In coordination chemistry, high spin and low spin complexes refer to different electronic configurations of transition metal ions within a coordination complex. These terms are used to describe how the electrons in the metal's d orbitals are distributed.
High Spin Complexes: In high spin complexes, the electrons occupy the available d orbitals in such a way that they maximize their spin alignment, resulting in unpaired electrons. This configuration occurs when the ligand field splitting energy (Δ) is relatively small compared to the pairing energy (P). As a result, the electrons prefer to occupy different orbitals with parallel spins rather than pairing up in the same orbital. High spin complexes generally have larger magnetic moments.

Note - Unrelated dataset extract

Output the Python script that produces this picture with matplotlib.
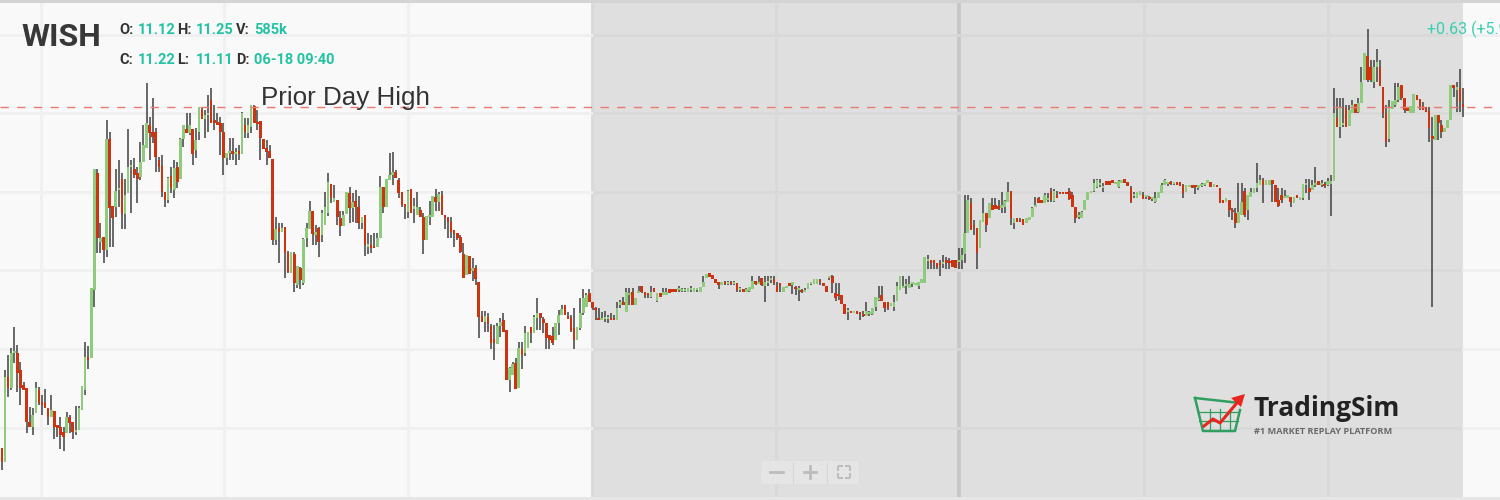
import numpy as np
import matplotlib
matplotlib.use('Agg')
import matplotlib.pyplot as plt
from matplotlib.patches import Polygon, FancyBboxPatch, Rectangle

# one minute bars, values are chart levels (no price axis shown)
opens = [52,38,123,112,147,147,130,115,112,78,73,87,110,98,97,92,83,89,75,73,68,67,83,78,68,70,90,110,143,142,
 210,327,258,263,250,361,294,293,310,321,286,307,333,331,327,323,338,352,375,368,368,340,334,308,300,324,310,333,321,361,
 371,367,371,350,368,390,381,385,400,380,378,377,368,342,347,349,346,349,346,
 375,367,373,394,377,379,361,352,349,341,260,272,268,273,247,227,246,215,232,217,262,271,289,265,272,265,275,287,316,298,
 300,282,274,286,307,292,299,293,277,285,253,255,254,253,262,313,293,320,325,328,320,308,296,288,311,291,285,290,283,260,
 283,283,303,298,305,285,282,278,270,267,263,246,225,244,229,232,218,184,178,183,
 174,161,156,174,180,170,120,125,137,112,151,147,152,173,167,182,187,181,177,165,164,160,177,185,195,184,182,172,160,172,
 187,193,207,198,192,182,180,181,181,182,182,180,195,198,188,205,208,195,207,214,208,207,203,212,199,207,205,205,211,211,
 211,210,209,209,208,210,208,210,208,213,222,227,225,221,218,215,217,216,217,216,
 217,210,211,208,209,211,219,216,222,214,217,220,221,214,217,208,212,217,215,212,210,209,208,211,216,216,216,219,217,214,
 222,224,207,205,205,196,188,189,187,189,187,185,184,186,186,193,200,205,198,198,194,193,199,210,212,214,212,216,215,214,
 217,217,239,240,240,237,236,236,240,238,240,240,238,240,246,267,297,275,272,252,
 278,287,282,295,295,294,292,293,298,309,277,282,280,281,277,280,283,293,302,300,297,300,309,299,305,308,308,308,309,305,
 293,283,282,290,300,307,309,313,315,312,319,319,320,316,313,317,321,318,312,304,302,305,305,303,302,301,298,302,307,315,
 316,317,316,318,318,315,308,313,315,314,312,314,315,317,318,313,315,312,300,298,
 300,290,287,277,285,309,290,303,307,312,315,320,315,315,320,315,300,305,302,302,303,297,305,300,302,315,312,310,315,319,315,316,315,
 316,319,382,373,375,392,374,387,396,388,397,420,444,433,418,433,433,413,387,361,391,395,400,415,402,393,387,387,405,401,
 394,393,389,364,360,385,375,368,372,380,415,410,412,396]
highs = [52,130,145,152,173,155,138,118,112,93,92,118,113,105,111,92,105,89,75,83,73,88,85,78,94,94,114,158,154,212,
 331,331,277,263,380,368,294,331,340,327,321,371,340,342,333,358,375,417,383,402,372,343,345,308,323,333,340,338,362,375,
 387,387,371,372,393,393,390,405,412,395,387,383,377,347,362,362,352,355,388,
 382,382,395,395,390,379,361,360,355,341,283,277,277,273,249,248,248,234,233,262,277,299,289,275,273,290,308,327,316,315,
 300,289,289,308,313,307,310,304,283,285,267,265,267,267,324,313,321,347,348,330,322,308,296,310,311,302,308,293,287,284,
 299,304,311,308,309,285,283,283,270,267,265,257,245,244,242,235,218,189,189,187,
 176,175,177,182,187,170,133,138,142,158,158,174,168,173,185,202,187,183,177,165,173,177,190,195,195,188,185,192,173,202,
 211,207,211,198,193,192,188,189,185,187,185,198,200,203,212,212,212,202,214,214,208,207,214,212,207,207,212,212,211,211,
 211,214,212,212,212,214,212,212,213,224,226,227,225,221,218,218,219,219,219,219,
 217,213,211,212,213,224,219,224,222,224,224,224,224,218,217,213,214,217,218,214,214,211,212,217,218,221,221,221,217,214,
 224,225,217,217,205,196,192,189,189,189,187,189,198,189,192,203,214,214,198,198,197,205,218,224,224,221,224,218,217,218,
 221,243,245,240,240,237,240,245,243,242,240,240,252,252,305,305,302,280,272,280,
 302,287,297,302,302,300,308,300,318,309,282,282,282,281,282,283,293,303,303,300,307,307,312,311,309,308,308,308,312,308,
 293,288,289,300,308,309,321,321,321,317,319,319,320,318,320,320,321,318,314,308,308,309,308,305,304,303,308,308,317,321,
 318,319,318,318,318,316,315,315,315,315,315,317,317,320,318,316,315,312,300,302,
 300,292,292,317,317,312,305,312,312,337,325,322,320,320,320,315,312,312,310,305,303,303,305,303,316,321,321,320,333,319,320,318,322,
 325,412,402,402,402,395,395,400,396,402,433,447,471,440,440,451,440,413,395,400,399,417,417,415,402,393,394,406,405,401,
 398,393,393,383,385,385,380,372,380,415,415,418,431,412]
lows = [30,38,103,110,137,108,95,110,67,73,65,87,95,85,92,75,83,61,63,51,49,67,67,61,65,70,90,105,131,142,
 193,247,247,237,243,253,253,283,293,271,271,307,287,322,297,320,338,352,340,357,328,328,303,293,297,307,302,312,321,353,
 367,365,335,342,360,381,362,368,377,370,375,345,325,335,340,340,335,340,346,
 362,362,367,377,370,340,351,335,342,255,255,237,268,222,227,227,208,212,211,215,253,271,255,255,243,258,275,284,297,298,
 275,264,274,286,277,278,277,271,271,244,246,247,252,253,262,287,293,320,315,322,302,293,281,282,287,277,285,283,246,260,
 275,283,289,289,285,271,262,262,253,260,247,222,225,226,219,215,162,178,168,168,
 151,140,156,163,168,120,108,125,111,112,131,144,152,157,167,170,170,167,151,151,155,160,165,185,185,181,168,151,160,170,
 185,193,198,190,180,180,180,178,177,180,180,180,192,195,188,195,195,195,207,207,202,202,202,208,198,203,205,205,207,208,
 208,208,208,208,208,208,208,208,208,213,222,223,221,217,211,215,215,215,215,215,
 208,208,208,208,208,211,215,216,214,198,214,217,215,208,208,208,212,214,206,205,199,207,208,211,215,216,216,215,214,208,
 220,207,199,200,196,186,180,187,187,186,180,183,184,184,185,189,199,199,188,190,194,189,199,210,212,206,212,213,215,211,
 217,217,231,231,231,231,224,232,231,231,233,232,231,231,237,267,270,265,231,252,
 278,268,282,290,291,290,287,287,298,275,271,278,278,275,277,280,283,293,297,297,297,298,298,298,302,306,306,306,300,293,
 277,281,282,290,300,307,308,312,313,308,315,315,317,316,312,317,317,314,297,302,302,305,301,301,300,299,297,302,307,315,
 314,315,315,315,314,302,308,313,312,306,310,313,314,317,313,313,313,297,297,298,
 283,280,272,277,285,283,280,303,307,308,315,297,315,315,298,298,293,297,302,302,293,297,302,300,300,307,300,310,313,315,313,312,314,
 284,319,373,362,373,373,374,387,387,387,397,420,418,418,412,418,414,382,353,358,391,393,398,400,387,389,387,387,400,390,
 390,388,358,193,360,360,362,368,372,380,403,388,388,383]
closes = [38,123,112,147,148,127,112,110,78,73,85,112,97,95,92,83,90,73,72,65,63,83,77,68,70,92,114,143,140,212,
 331,262,262,250,361,292,282,309,312,286,305,333,334,325,321,338,355,377,367,363,343,333,308,300,322,312,332,318,361,375,
 367,375,346,360,393,381,385,387,377,377,375,368,342,347,349,346,348,346,387,
 368,375,395,377,376,362,351,348,342,260,271,268,272,247,228,248,217,234,220,261,272,289,266,268,258,287,293,318,302,302,
 283,274,285,308,292,298,293,277,283,255,256,252,252,262,313,293,321,325,328,322,307,295,293,309,287,294,293,283,260,284,
 285,304,298,306,285,282,278,268,266,262,248,222,245,226,232,221,183,178,184,176,
 157,157,174,178,168,120,132,136,111,152,145,167,168,167,183,187,182,177,162,160,157,177,185,191,185,181,170,160,173,187,
 202,205,198,192,190,180,182,183,182,180,180,192,198,195,208,207,195,202,208,208,205,205,208,208,207,203,208,208,207,208,
 208,211,210,210,212,211,212,211,213,218,226,223,221,217,215,218,216,217,216,217,
 210,211,208,211,213,219,216,217,215,218,219,222,217,208,214,213,214,214,218,211,211,208,210,217,218,221,221,218,214,208,
 223,217,202,204,196,186,189,187,188,186,186,184,189,187,192,203,201,199,192,192,197,198,214,224,213,215,216,217,217,218,
 221,243,240,237,237,233,235,238,237,237,233,232,240,245,267,300,270,273,247,280,
 287,275,297,290,291,291,295,299,308,282,282,278,278,275,282,283,292,295,297,297,305,301,300,309,302,306,306,306,301,293,
 282,285,288,300,308,309,317,320,316,313,315,315,317,317,319,320,317,314,298,305,308,309,301,303,301,302,302,308,315,320,
 317,316,318,315,314,307,315,315,312,313,315,315,316,320,313,316,313,297,297,302,
 290,288,277,288,298,285,305,308,312,317,320,315,320,320,316,298,294,300,303,305,298,303,302,303,316,316,308,315,316,315,317,314,319,
 319,387,373,392,377,373,390,395,387,397,418,447,420,420,433,438,414,387,358,393,399,400,413,402,390,389,394,406,400,393,
 390,388,372,361,385,377,368,372,380,415,412,413,398,393]

prior_day_high = 393
price_levels = [465, 387, 308, 230, 151, 72]

ticker_name = 'WISH'
ohlc_row1 = [('O:', '11.12', 119), ('H:', '11.25', 177), ('V:', '585k', 236)]
ohlc_row2 = [('C:', '11.22', 119), ('L:', '11.11', 177), ('D:', '06-18 09:40', 236)]
change_text = '+0.63 (+5.9%)'

grid_x = [41, 224, 408, 592, 776, 1144, 1328]
session_x = 959
shade_from, shade_to = 592, 1463

up_color = '#8fcb7c'
down_color = '#cc3311'
wick_color = '#404040'
teal = '#22c3a3'

fig = plt.figure(figsize=(15, 5), dpi=100, facecolor='#f9f9f9')

# pixel layer for the page furniture
bg = fig.add_axes([0, 0, 1, 1], zorder=0)
bg.set_xlim(0, 1500)
bg.set_ylim(500, 0)
bg.axis('off')
bg.add_patch(Rectangle((shade_from, 0), shade_to - shade_from, 500, fc='#dfdfdf', ec='none', zorder=1))
for gx in grid_x:
    bg.plot([gx, gx], [0, 500], color='#d9d9d9' if gx >= shade_from else '#f0f0f0', lw=2.0,
            zorder=1.5, solid_capstyle='butt')
bg.plot([session_x, session_x], [0, 500], color='#c6c6c6', lw=2.6, zorder=1.7)
bg.add_patch(Rectangle((0, 0), 1500, 3, fc='#d4d4d4', ec='none', zorder=2))
bg.add_patch(Rectangle((0, 497), 1500, 3, fc='#e6e6e6', ec='none', zorder=2))

# candles
ax = fig.add_axes([0, 0, 1, 1], zorder=1)
ax.patch.set_alpha(0)
n_bars = len(opens)
pitch = (1463 - 2) / (n_bars - 1)
ax.set_xlim(-2 / pitch, (1500 - 2) / pitch)
ax.set_ylim(0, 500)
ax.axis('off')

for lev in price_levels:
    ax.plot([-2 / pitch, shade_from / pitch], [lev, lev], color='#f0f0f0', lw=2.0, zorder=1)
    ax.plot([shade_from / pitch, (shade_to - 2) / pitch], [lev, lev], color='#d9d9d9', lw=2.0, zorder=1)
    ax.plot([(shade_to - 2) / pitch, 1500 / pitch], [lev, lev], color='#f0f0f0', lw=2.0, zorder=1)

idx = np.arange(n_bars)
o = np.array(opens)
c = np.array(closes)
ax.vlines(idx, lows, highs, color=wick_color, lw=1.1, zorder=2)
body_bottom = np.minimum(o, c)
body_height = np.maximum(np.abs(c - o), 2.5)
is_up = c >= o
ax.bar(idx, body_height, bottom=body_bottom, width=0.85,
       color=[up_color if u else down_color for u in is_up], linewidth=0, zorder=3)
ax.plot([-2 / pitch, 1500 / pitch], [prior_day_high] * 2, color='#e77b72', lw=1.0,
        dashes=(6, 6), zorder=4)

# texts and logo, pixel coordinates
top = fig.add_axes([0, 0, 1, 1], zorder=2)
top.patch.set_alpha(0)
top.set_xlim(0, 1500)
top.set_ylim(500, 0)
top.axis('off')
top.text(21, 37, ticker_name, family='Roboto', weight='bold', fontsize=23, color='#383838', va='center')
for row, y_txt in ((ohlc_row1, 30), (ohlc_row2, 59.5)):
    for label, value, x_txt in row:
        top.text(x_txt, y_txt, label, family='Roboto', weight='bold', fontsize=10.5, color='#333333', va='center')
        top.text(x_txt + 18.5, y_txt, value, family='Roboto', weight='bold', fontsize=10.5, color=teal, va='center')
top.text(261, 98.5, 'Prior Day High', family='Liberation Sans', fontsize=18.7, color='#333333', va='center')
top.text(1427, 29, change_text, family='Roboto', fontsize=11.5, color='#37cfb0', va='center')

top.add_patch(FancyBboxPatch((761, 461), 98, 23, boxstyle='round,pad=0,rounding_size=4', fc='#e5e5e5', ec='none'))
top.plot([793, 793], [463, 483], color='#d6d6d6', lw=0.8)
top.plot([827, 827], [463, 483], color='#d6d6d6', lw=0.8)
top.plot([770, 783], [472, 472], color='#bcbcbc', lw=2)
top.plot([804, 816], [472, 472], color='#bcbcbc', lw=2)
top.plot([810, 810], [466, 478], color='#bcbcbc', lw=2)
for xs, ys in (([838, 838, 842], [470, 466, 466]), ([846, 850, 850], [466, 466, 470]),
               ([838, 838, 842], [474, 478, 478]), ([846, 850, 850], [478, 478, 474])):
    top.plot(xs, ys, color='#bcbcbc', lw=1.4)

green = '#2f9e5f'
top.plot([1195, 1240], [398, 403], color=green, lw=1.8)
top.plot([1195, 1203, 1235, 1240], [398, 431, 431, 410], color=green, lw=1.8)
for gy in (412, 421):
    top.plot([1199, 1238], [gy, gy], color=green, lw=0.9)
for gx in (1210, 1220, 1230):
    top.plot([gx, gx], [409, 431], color=green, lw=0.9)
top.plot([1204, 1213, 1220, 1236], [426, 419, 423, 404], color='#e8251f', lw=2.2)
top.add_patch(Polygon([[1245, 394], [1231, 398], [1241, 407]], fc='#e8251f', ec='none', zorder=5))
top.text(1253, 408, 'TradingSim', family='Open Sans', weight='bold', fontsize=19, color='#222222', va='center')
top.text(1254, 431, '#1 MARKET REPLAY PLATFORM', family='Open Sans', weight='bold', fontsize=6.6, color='#6a6a6a', va='center')

fig.savefig('out.png', dpi=100, facecolor=fig.get_facecolor())
plt.close('all')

Low Spin Complexes: In low spin complexes, the electrons preferentially pair up in the d orbitals to minimize the overall energy of the system. This configuration occurs when the ligand field splitting energy (Δ) is significantly greater than the pairing energy (P). The electrons occupy the lower energy orbitals first, pairing up before filling the higher energy orbitals. Low spin complexes generally have smaller magnetic moments.
The distinction between high spin and low spin complexes is influenced by the strength of the ligand field produced by the surrounding ligands. Ligands with a high electron-donating capability and weak field strength tend to form high spin complexes. Conversely, ligands with strong field strength and a high degree of electron withdrawing capability tend to form low spin complexes.
It's important to note that not all transition metal complexes can be clearly classified as high spin or low spin. Some complexes may exhibit characteristics of both configurations, depending on the specific ligands and their relative strengths. Additionally, the electronic configuration can also be affected by other factors such as steric effects, solvent, and temperature.